Participants color mandalas during the "Free Your Mind" coloring event at Spring Creek Campus.
Participants take advantage of the "Free Your Mind" coloring event organized as the service learning portion of an English 1301 class at Spring Creek Campus.

SERVICE LEARNING TAKES MANY FORMS

(Above) Participants take advantage of the “Free Your Mind” coloring event organized as the service learning portion of an English 1301 class at Spring Creek Campus.

The murmur of the crowd in the Spring Creek Campus atrium was loud enough that Rebecca Landry had to raise her voice slightly to be heard.

“I do Meals on Wheels every year with my dad, but this project is something I really loved doing, so along with that tradition, I think I may start doing this,” Landry said. “It was awesome!”

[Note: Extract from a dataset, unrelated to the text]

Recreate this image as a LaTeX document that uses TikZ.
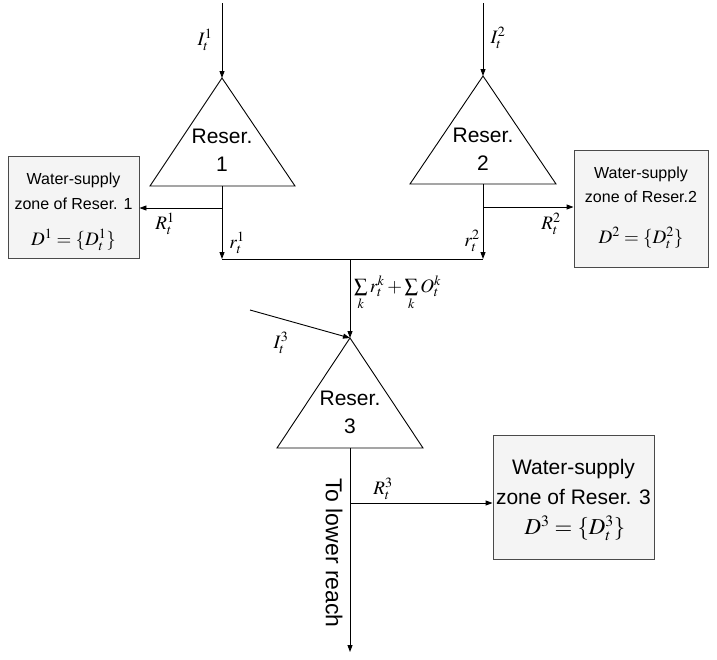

The second-year Collin College student was discussing her Service Learning project with Allen Community Outreach, packing holiday staples into bags and donor packets with information. A display set up behind her illustrated the work she’d done alongside other students, with a photo of hundreds of food bags lining a shelf and a list of the services available to people Allen and the surrounding cities.

While Landry noted that she has volunteered before, this was not just about feeling good. It was also part of a commitment to Service Learning, a program at Collin College that asks research a community need, partner with a service organization, and apply academic learning objectives in a service project that meets that real community need.

The idea is to help students learn by doing for others, helping foster a sense of civic responsibility that they can carry with them throughout their academic career and beyond. And doing the work helps the students develop social and practical skills while applying academic learning objectives from the course they are taking. The projects are tied into a credit-bearing course and are guided by faculty. Landry was serving the organization as a Service Learning component for the Minority Studies class she’d taken in the fall.

Landry’s display was one of a couple dozen surrounding the atrium fountain, covering Service Learning work in several fields. Students from all of Collin College’s campuses take part in Service Learning and present their findings at Reflections events at the end of each semester.

Around the corner from Landry, Xzavian Hines discussed his time with Conversation Partners, a group discussion program that allows non-native speakers to develop their English skills.

“Most of it was just setting a comfortable atmosphere and making them as comfortable as possible,” he said, but added that he could see it helping the people in his group.

Hines said he learned about other cultures as well, talking about prescribed topics including marriage, social media and the recent election. He said before the Service Learning project, he had never heard of some of the home countries of people in his group.

Nearby, Andrew Soto, a first-year student was telling people about his class’s project providing coloring book pages for students to use for relieving stress prior to finals. The professor asked the students to bring ideas and they settled on coloring, then did research on the effects of coloring on stress relief.

“We figured that if we could give them a mandala or something else to color, it might trick their minds into focusing on something else and not worrying as much about finals,” he said. “As finals are coming up, a lot of students are stressed out.”

The coloring session, which was held the next day did a brisk business.

Other Service Learning projects at Collin College include the U.S. History Project documenting the experiences of veterans, the Rowlett Tornado Disaster Response observing the sociology of disaster and the rebuilding of communities, and the study of microbiology through the efforts of students in cleaning up city waterways.